DISPAROS
EN LA OSCURIDAD
Autor.-
Edgardo Cozarinksy
Ediciones Universidad
Diego Portales
Por José de María
Romero Barea
El título del volumen de ensayos de
Edgardo Cozarinsky (1939), Disparos en la
oscuridad (Ediciones Universidad Diego Portales, 2015), alude a un proyecto
espiritual abocado a un objeto (un libro). Se trata, sin duda, de un título
acertado, que sugiere, al mismo tiempo, la gran paradoja que es la literatura:
una verdad luminosa y tangible resultado de un proceso largo e indefinible. Parece
evocar, por último, la dualidad del propio autor argentino: la figura pública, que
escribe crónicas deslumbrantes, frente al ciudadano anónimo y fragmentado que
las urde.
Sus observaciones,
aparecidas en diversos medios, como Perfil, Ñ, La Nación en Argentina o Letras
Libres en México, son a menudo breves y elípticas; consisten en evocaciones (“Alberto
murió en 1997 y me legó sus libros y el mandato de escribir. Es posible que
Daniel haya muerto también. Yo no. Escribo e intento hilar una trama (acaso
impalpable, sin duda tangencial) a partir de esas vidas, de esas muertes”),
citas de lecturas (Joyce, Borges, Bioy, Severo Sarduy, entre otros), pero,
sobre todo, reflexiones (“todos intentamos imponer alguna especie de forma a
esa acumulación de desastres y pérdidas que otros llaman experiencia”). La
mayor parte del volumen, sin embargo, está dedicado a la conciencia del propio
Cozarinsky. A diferencia de sus novelas (El
rufián moldavo (2004), Maniobras
nocturnas (2007)), que nos previenen contra la búsqueda de una profundidad
oculta, sus crónicas validan la conjetura freudiana: el mundo físico se
enfrenta al mundo ideal; el deseo de complacer lucha contra el apetito
insaciable de cultura.
Las opiniones de
Cozarinsky son a menudo controvertidas (“No hay mérito en ser antinazi cuando
se es judío: en ello se juega la vida [refiriéndose al filósofo alemán Ernst
Jünger]. ¿Hasta dónde no hemos vivido todos la fiesta, las vacaciones, la
aventura sentimental en medio de un régimen cruento que, sin embargo, no ponía
en peligro nuestra supervivencia personal?”). Leerlas es, por ello, un raro
placer. Los descubrimientos se realizan a tiempo real. El autor se aplica a
ellos con entusiasmo. Su autorrevisión personal pasa necesariamente por el
análisis de la situación geopolítica (“Una luminosa mañana de enero, frente al
Parlamento, me encuentro con una plaza cubierta de carpas blancas, vacías: un
campamento virtual de refugiados palestinos, advertencia muda de la vigilia de
Hezbollah”). El retrato obtenido de estas crónicas parece ser el de un autor
fracturado que busca recomponerse. El escritor y el hombre, inevitablemente,
ocupan el mismo territorio: cuando Cozarinsky escribe acerca de la cultura, se
trata, en cierto sentido, de una exploración de sí mismo.
Las complicaciones de
la vida real inciden en sus tesis. Al final del volumen, prevalece el ser
humano, diseminado en multitud de libros y películas (“Acaso la historia del
cine, bajo los escombros de tantas rupturas seductoras, sea una historia de
regresos a las fuentes, de relecturas, de transmisiones”) y comentarios sobre ellas.

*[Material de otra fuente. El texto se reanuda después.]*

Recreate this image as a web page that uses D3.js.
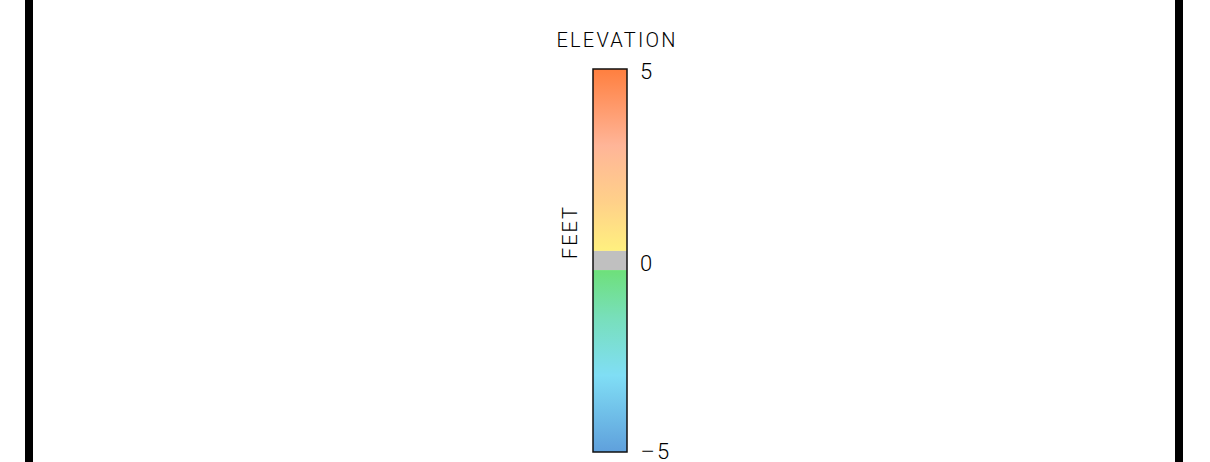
<!DOCTYPE html>
<html>
<head>
<meta charset="utf-8">
<script src="https://cdn.jsdelivr.net/npm/d3@7"></script>
<style>
  body { margin: 0; background: #fff; }
  svg { display: block; }
</style>
</head>
<body>
<svg id="chart" width="1210" height="462"></svg>
<script>
// colour bar data
const title = "ELEVATION";
const unitLabel = "FEET";
const domainMin = -5, domainMax = 5;
const tickValues = [5, 0, -5];
const tickLabels = ["5", "0", "5"];
const zeroBand = [-0.25, 0.25];
const zeroColor = "#c0c0c0";
const upperStops = [0.25, 1.5, 3, 5];
const upperColors = ["#fff07f", "#ffd189", "#ffb598", "#ff7f3f"];
const lowerStops = [-5, -3, -1.5, -0.25];
const lowerColors = ["#5fa0dc", "#80def5", "#78dfbb", "#6ee07a"];

const svg = d3.select("#chart");
const W = 1210, H = 462;

// frame side bars
svg.append("rect").attr("x", 25).attr("y", 0).attr("width", 8).attr("height", H).attr("fill", "#000");
svg.append("rect").attr("x", 1175).attr("y", 0).attr("width", 8).attr("height", H).attr("fill", "#000");

const x0 = 593, barW = 34;
const y = d3.scaleLinear().domain([domainMin, domainMax]).range([452, 69]);

const defs = svg.append("defs");
function grad(id, stops, colors) {
  const lo = d3.min(stops), hi = d3.max(stops);
  const g = defs.append("linearGradient").attr("id", id)
    .attr("x1", 0).attr("x2", 0).attr("y1", 1).attr("y2", 0);
  stops.forEach((s, i) => {
    g.append("stop").attr("offset", (s - lo) / (hi - lo)).attr("stop-color", colors[i]);
  });
}
grad("gUp", upperStops, upperColors);
grad("gLo", lowerStops, lowerColors);

svg.append("rect").attr("x", x0).attr("width", barW)
  .attr("y", y(domainMax)).attr("height", y(zeroBand[1]) - y(domainMax))
  .attr("fill", "url(#gUp)");
svg.append("rect").attr("x", x0).attr("width", barW)
  .attr("y", y(zeroBand[1])).attr("height", y(zeroBand[0]) - y(zeroBand[1]))
  .attr("fill", zeroColor);
svg.append("rect").attr("x", x0).attr("width", barW)
  .attr("y", y(zeroBand[0])).attr("height", y(domainMin) - y(zeroBand[0]))
  .attr("fill", "url(#gLo)");
svg.append("rect").attr("x", x0).attr("width", barW)
  .attr("y", y(domainMax)).attr("height", y(domainMin) - y(domainMax))
  .attr("fill", "none").attr("stroke", "#111").attr("stroke-width", 1.5);

const font = "Roboto, 'DejaVu Sans', sans-serif";

svg.append("text")
  .attr("x", 616).attr("y", 47)
  .attr("text-anchor", "middle")
  .style("font-family", font).style("font-weight", 300)
  .style("font-size", "20px").attr("textLength", 119)
  .text(title);

svg.append("text")
  .attr("transform", "translate(577,233)rotate(-90)")
  .attr("text-anchor", "middle")
  .style("font-family", font).style("font-weight", 300)
  .style("font-size", "20px").attr("textLength", 52)
  .text(unitLabel);

const ticks = svg.selectAll("text.tick")
  .data(tickValues)
  .enter().append("text")
  .attr("class", "tick")
  .attr("x", 640)
  .attr("y", d => Math.min(y(d) + 10, 459))
  .style("font-family", font).style("font-weight", 300)
  .style("font-size", "22px");

// wide minus sign for negative ticks, then the digits
ticks.filter(d => d < 0).append("tspan")
  .attr("textLength", 15).attr("lengthAdjust", "spacingAndGlyphs")
  .text("\u2212");
ticks.append("tspan")
  .attr("dx", d => d < 0 ? 2 : 0)
  .text((d, i) => tickLabels[i]);
</script>
</body>
</html>
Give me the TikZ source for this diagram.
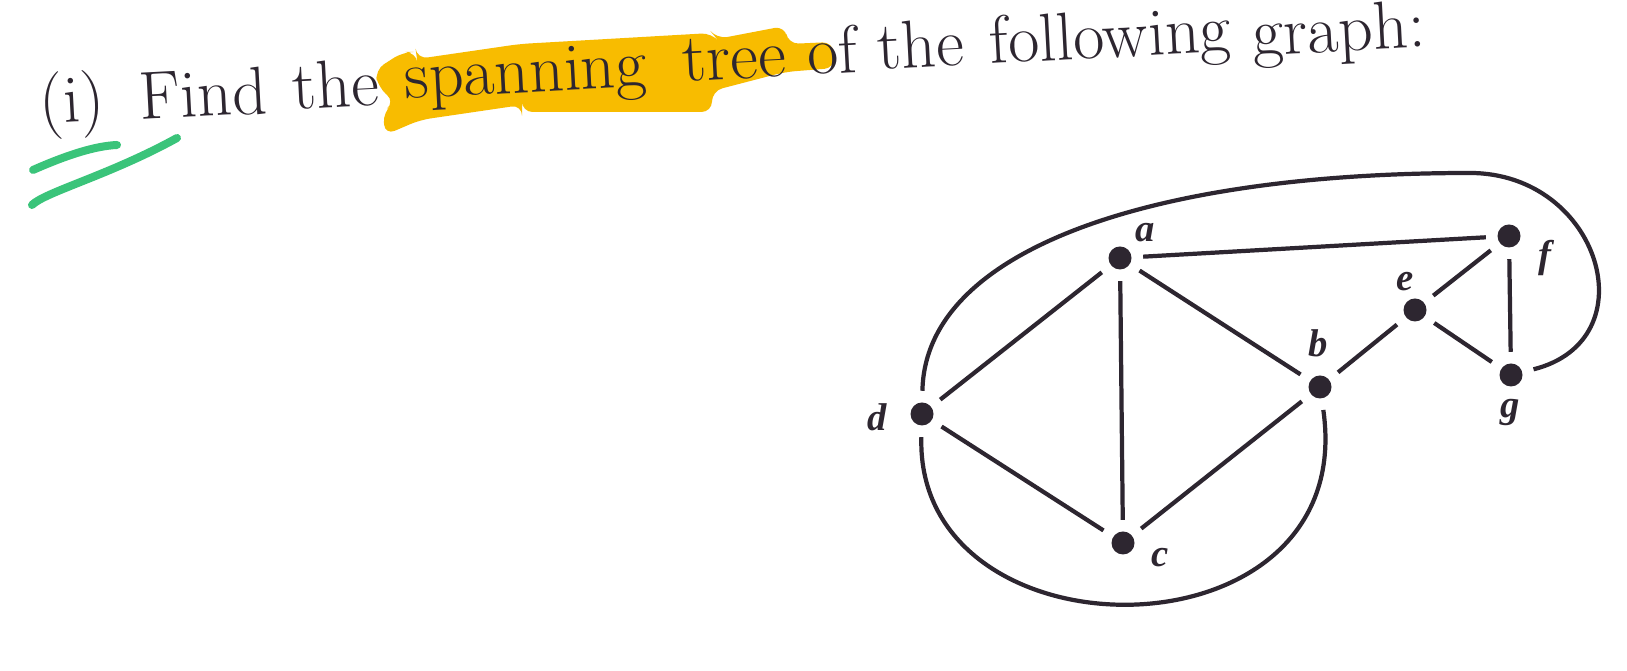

Encontramos aquí al ciudadano Cozarinsky y sus consuelos personales. Cuando el
autor parece ver la luz, encontrar un camino, llega a una especie de
destrucción que es, sin embargo, creativa. El resultado es este libro, en
esencia aforístico, de carácter pluralista.
“Escribir aforismos es
asumir una máscara, una máscara de desprecio, de superioridad", escribe la
autora norteamericana Susan Sontag (1933 – 2004) en su diario, y apostilla: “el
carácter amoral del aforista es luz que se autodestruye” [mi traducción]. Disparos, al igual que muchas de las
propuestas literarias de Cozarinsky, nunca termina de escribirse del todo. Como
estas crónicas revelan, con lucidez inaudita, el autor ha aprovechado sólo una
fracción de su mente para producir una escritura demediada; el resto es conciencia.